Dia menjelaskan, sistem penjualan tokek dipasarkan melalui foto tertutup. Tokek tidak diperlihatkan secara utuh. Namun, tokek difoto di atas timbangan digital, yang di sampingnya diletakkan koran untuk mengetahui tanggal berapa tokek tersebut difoto.
Foto tersebut kemudian dipasarkan melalui internet atau dikirim dalam bentuk print out. Orang yang hendak membeli tokek harus lebih dulu menyatakan sanggup bertransaksi dengan mentransfer sejumlah uang. "Selanjutnya, saat terjadi transaksi langsung, barulah dibayar lunas," jelasnya.
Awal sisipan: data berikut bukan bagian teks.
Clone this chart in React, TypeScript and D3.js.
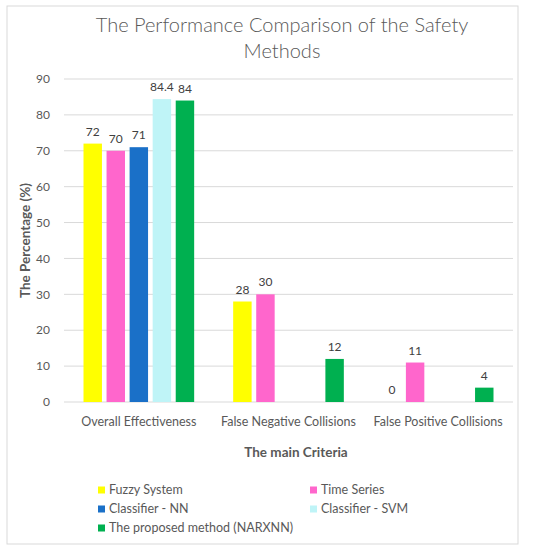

Untuk pembelian dari pengumpul atau pemilik, Hendra menggunakan tiga tahap pembayaran untuk menghindarkan penipuan. Pertama, pernyataan kesanggupan dengan membayar sejumlah tertentu. Lalu, selama beberapa hari, dia mengamati kondisi kesehatan tokek. Jika tokek tetap sehat, dirinya baru membayar uang muka. Baru setelah beberapa minggu dipastikan tokek dalam keadaan aman dan sehat, dia membayar lunas harga yang disepakati.
"Tentunya, kita harus lebih cerdas dari para penipu. Saya sudah punya pengalaman ditipu orang. Itu menjadi pengalaman paling berharga," kata pria yang sehari-hari mengendarai Honda Jazz merah tersebut.
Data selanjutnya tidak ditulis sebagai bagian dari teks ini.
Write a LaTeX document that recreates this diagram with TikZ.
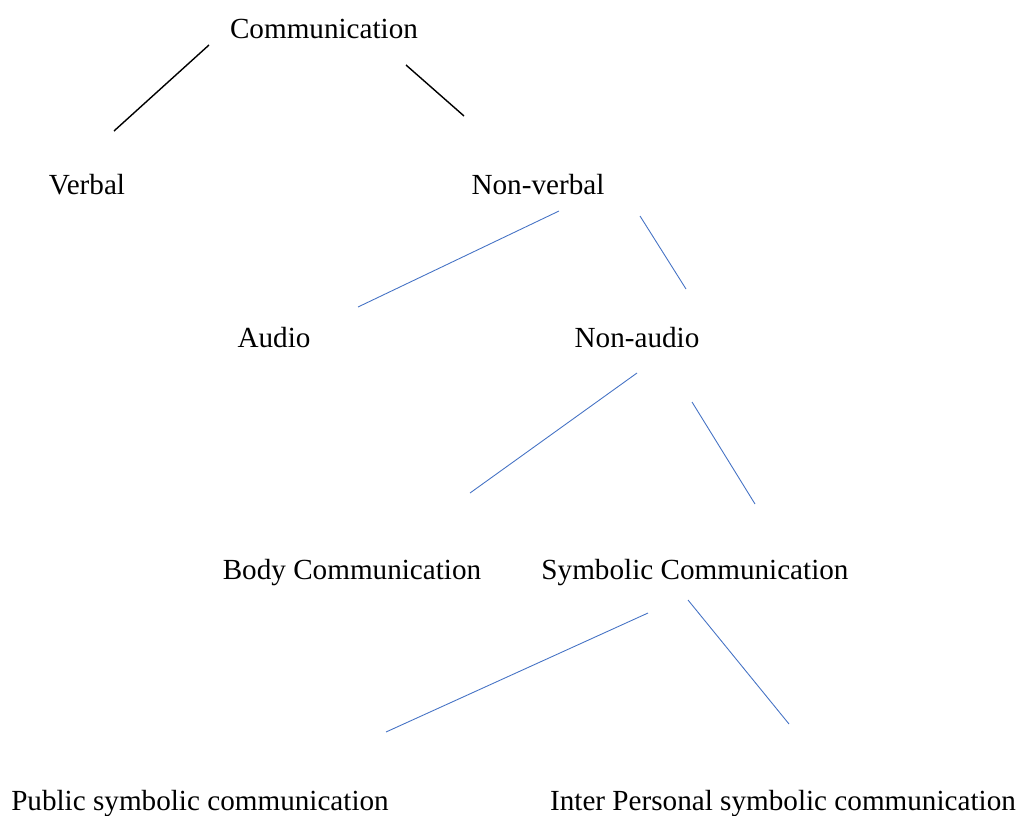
\documentclass[tikz,border=0pt]{standalone}
\usepackage{fontspec}
\setmainfont{Liberation Serif}
\usepackage{xcolor}
\usepackage{tikz}

\definecolor{linkblue}{HTML}{4472C4}
\tikzset{
	term/.style={anchor=base,inner sep=0pt,font=\fontsize{16.6}{19}\selectfont},
	toplink/.style={black,line width=0.8pt},
	sublink/.style={linkblue,line width=0.5pt}
}

\begin{document}
\begin{tikzpicture}[x=0.02cm,y=-0.02cm]
		\useasboundingbox (0,0) rectangle (1023,815);
		
		\node[term] (comm) at (324,38) {Communication};
		\node[term] (verbal) at (87,194) {Verbal};
		\node[term] (nonverbal) at (538,194) {Non-verbal};
		\node[term] (audio) at (274,347) {Audio};
		\node[term] (nonaudio) at (637,347) {Non-audio};
		\node[term] (body) at (352,579) {Body Communication};
		\node[term] (symbolic) at (695,579) {Symbolic Communication};
		\node[term] (public) at (200,810) {Public symbolic communication};
		\node[term] (inter) at (783,810) {Inter Personal symbolic communication};
		
		% free ends of the links
		\coordinate (c1a) at (209,45);   \coordinate (c1b) at (114,131);
		\coordinate (c2a) at (406,65);   \coordinate (c2b) at (464,116);
		\coordinate (n1a) at (559,211);  \coordinate (n1b) at (358,307);
		\coordinate (n2a) at (640,216);  \coordinate (n2b) at (686,289);
		\coordinate (a1a) at (637,373);  \coordinate (a1b) at (470,493);
		\coordinate (a2a) at (692,402);  \coordinate (a2b) at (755,504);
		\coordinate (s1a) at (648,613);  \coordinate (s1b) at (386,732);
		\coordinate (s2a) at (688,600);  \coordinate (s2b) at (789,724);
		
		\draw[toplink] (c1a) -- (c1b);
		\draw[toplink] (c2a) -- (c2b);
		\foreach \i in {n1,n2,a1,a2,s1,s2}{
			\draw[sublink] (\i a) -- (\i b);
		}
	\end{tikzpicture}
\end{document}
Hendra menambahkan, mayoritas tokek itu dijual ke luar negeri. Namun, dengan alasan bisnis, dia enggan menyebutkan negara-negara pengimpor tokek asal Indonesia itu. "Ya, pokoknya dibeli orang luar sana, Mas," tegas bapak empat anak itu.
Di luar negeri, tokek yang beratnya lebih dari 3,5 ons tersebut digunakan untuk bahan penelitian. Termasuk untuk menciptakan obat-obatan, pembuatan senjata biologi, serta kepentingan teknologi biologis lainnya. "Tokek untuk pengembangan teknologi ke depan tidak akan surut. Justru permintaan akan semakin tinggi," ujarnya optimistis.
Untuk mengembangkan bisnis tersebut, selain di Semarang, kini Hendra telah mampu membuka lima kantor pemasaran. Masing-masing yakni di Bekasi, Bandung, Surabaya, Denpasar dan Jakarta. Kantor cabang tersebut, selain untuk bisnis tokek, juga dimanfaatkan Hendra untuk bisnis lain yang telah ditekuninya lebih dulu, yaitu kursus bahasa, pembuatan website, serta bisnis handphone dan komputer.